Sanfilippo’s recent strategy provides shareholders with an interesting opportunity.

As of September 20, 2011, Sanfilippo, which sells Fisher and Orchard Valley Harvest branded products, had a market capitalization of approximately $85 million with a corresponding price-to-book ratio of .45 and price-to-sales ratio of .12 - arguably very cheap.

Sanfilippo has made significant capital expenditures in new property, plants and equipment, and recently has hired world class personnel. It also has made strategic changes and an accretive acquisition.

From 2004 to 2007 the company spent more than $116 million to expand its capacity at a newly acquired facility in Elgin, IL., while closing four local area plants. Since 2007, it made approximately $82 million in additional capital expenditures. These combined investments resulted in roughly 30 percent greater production capacity.

The company’s investment in human capital beginning in 2008 has been very impressive and on par with its facilities investment. In 2008 the company reorganized internally and created several senior leadership positions including VP Consumer Sales, Strategy, & Business Development; VP International Sales; VP Food Safety/Quality; VP Marketing, Innovation & Customer Solutions; and VP Consumer Sales. It also added one new board position.

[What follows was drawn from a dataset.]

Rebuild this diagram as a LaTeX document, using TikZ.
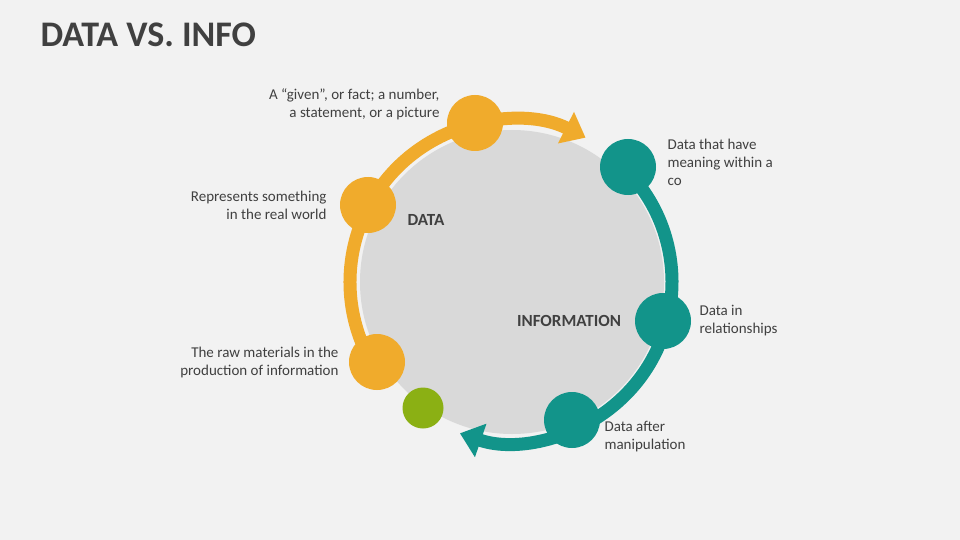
\documentclass[tikz,border=0pt]{standalone}
\usepackage{fontspec}
\setmainfont{Carlito}
\usetikzlibrary{arrows.meta}
\definecolor{bg}{HTML}{F2F2F2}
\definecolor{gr}{HTML}{D9D9D9}
\definecolor{org}{HTML}{F0AB2C}
\definecolor{tea}{HTML}{12948A}
\definecolor{grn}{HTML}{8BB014}
\definecolor{txt}{HTML}{404040}
\begin{document}
\begin{tikzpicture}[x=1pt,y=-1pt,
  dot/.style={circle,inner sep=0pt,minimum size=56pt},
  lbl/.style={text=txt,font=\fontsize{15}{18}\selectfont,align=left,anchor=west},
  lblr/.style={text=txt,font=\fontsize{15}{18}\selectfont,align=right,anchor=east},
  band/.style={line width=13pt,-{Triangle[width=34pt,length=22pt]}}]
\fill[bg] (0,0) rectangle (960,540);
\useasboundingbox (0,0) rectangle (960,540);
\node[anchor=west,text=txt,font=\bfseries\fontsize{36}{42}\selectfont] (title) at (37,35) {DATA VS. INFO};
\coordinate (c) at (512,282);
\fill[gr] (c) circle (152);
\draw[org,band] (c) ++(146:162) arc[start angle=146,end angle=297,radius=162];
\draw[tea,band] (c) ++(-44:160) arc[start angle=-44,end angle=109,radius=160];
\node[dot,fill=org] (o1) at (475,123) {};
\node[dot,fill=org] (o2) at (368,205) {};
\node[dot,fill=org] (o3) at (377,362) {};
\node[dot,fill=tea] (t1) at (628,167) {};
\node[dot,fill=tea] (t2) at (663,321) {};
\node[dot,fill=tea] (t3) at (572,420) {};
\node[circle,inner sep=0pt,minimum size=41pt,fill=grn] (g) at (423,408) {};
\node[text=txt,font=\bfseries\fontsize{17}{20}\selectfont] (data) at (426,220) {DATA};
\node[text=txt,font=\bfseries\fontsize{17}{20}\selectfont] (info) at (569,321) {INFORMATION};
\node[lblr] (l1) at (443,104) {A “given”, or fact; a number,\\a statement, or a picture};
\node[lblr] (l2) at (330,205) {Represents something\\in the real world};
\node[lblr] (l3) at (342,362) {The raw materials in the\\production of information};
\node[lbl] (r1) at (664,162) {Data that have\\meaning within a\\co};
\node[lbl] (r2) at (696,321) {Data in\\relationships};
\node[lbl] (r3) at (601,437) {Data after\\manipulation};
\end{tikzpicture}
\end{document}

  • In 2008, John B. Sanfilippo & Son, Inc. hired Jose Cabanin as VP International Sales. From 1999 to 2008, Mr. Cabanin led international sales at two large product sales companies.
  • Also in 2008, the company hired Brenda Cannon as VP of Food Safety/Quality. Ms. Cannon worked at Sugar Foods Corp. for 14 years and The Cheesecake Factory Bakeries for three years.
  • In May 2009, Robert J. Sarlls was brought in as VP Consumer Sales, Strategy, and Business Development to help build Sanfilippo into a highly competitive food and agribusiness company. Mr. Sarlls has extensive experience executing strategic mergers and acquisitions. He was previously employed at RBC Capital Markets. Additionally he has advised the private equity community on food service transactions. Mr. Sarlls spent eight years as a VP with Rabobank International where he focused on domestic and international M&A.
  • In October 2009, Sanfilippo hired Dr. Nathan Rucker as Director of Corporate Continuous Improvement, a new position within the company. Previously Dr. Rucker was a VP with the consulting firm Marsh & McLennan Companies.
  • In order to develop a better marketing campaign, lead product development, and drive consumer sales, in 2010 Sanfilippo hired Howard Brandeisky, VP Marketing, Innovation, & Customer Solutions, as well as Christopher Gardier, VP Consumer Sales. Mr. Brandeisky previously worked for Kraft Foods (KFT). He now leads marketing and innovation across all brands and channels. Mr. Gardier was previously VP of Retail Sales in the natural division at the Hain Celestial Group. He also worked for Pepperidge Farm, Frito-Lay, and Kraft Foods.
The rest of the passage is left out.